Women buy and use razors too and often pay more for them in the process

Women buy and use razors too, and often pay more for them in the process

Congratulations to Australian director Kim Gehrig for her fine effort with the controversial new Gillette advertisement. It is gratifying to see so many men’s rights activists foaming at the mouth at the message the commercial aims to send.

With all this global coverage, it’s fair to say Gehrig’s reputation is sufficiently established enough to see her get a much overdue Wikipedia entry acknowledging her many industry accolades.

That said, I have a few reservations about the Gillette commercial.

The first is that women use razors too. Why is there so much emphasis on shaving as a masculine activity when women surely end up doing more of it? Prevailing social mores currently dictate that women’s legs and armpits and even pubic region should be hair free. And despite progress and change on this, the average woman no doubt still feels far greater pressure to remove bodily and facial hair than the average man. While male beards are currently all the rage, women’s whiskers are not.

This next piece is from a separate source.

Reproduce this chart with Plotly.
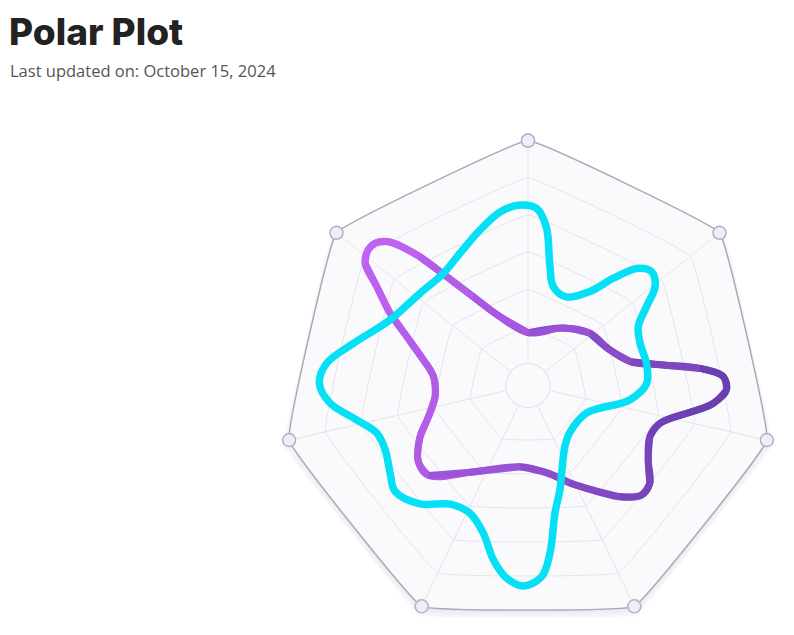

My second reservation is that women still do most of the household shopping, including shaving products for the men in their lives as well as themselves. Then there is the added issue that women’s razors and shaving products are priced more extravagantly than men’s products, with Gillette charging more for its pick razors targeted at women than it is for its blue razors targeted at men. This is known as the pink tax. So, I suspect that Gillette is targeting women with this campaign, rather than attempting to change the minds of the MRA types, who are often already sporting beards anyhow to prove their masculinity.

My final reservation? I can’t help but have some sympathy for the complaints shared by some men vowing to boycott Gillette forever. It is not that I find men suffering from toxic masculinity attractive, but rather that if there is one thing worse than bad men, it is bad men pretending to be good. Some of the backlash is from men who have seen through “woke” culture and have smelt a rat. According to the Urban Dictionary “woke” is the act of being very pretentious about how much you care about social issues.

And we certainly don’t want to encourage men to pretend to care about social issues and present themselves as ‘good’ when they are not. Too often women are duped by men posing as progressives. An example is the undercover officers in the UK who infiltrated political organisations and frequently deceived women into intimate relationships, which often lasted many years, without disclosing their true identities.

In many cases, the good guy turns out to be anything but that.

Perhaps it is naïve to encourage men to be the best they can be, but full marks to Kim Gehrig for giving it a go.

Anna Kerr is a founder and Principal Solicitor of Feminist Legal Clinic Inc and a member of Legal Aid’s Domestic Violence Practitioner Scheme. She is also a member of the Women Write Wiki group that operates out of The Women’s Library in Newtown.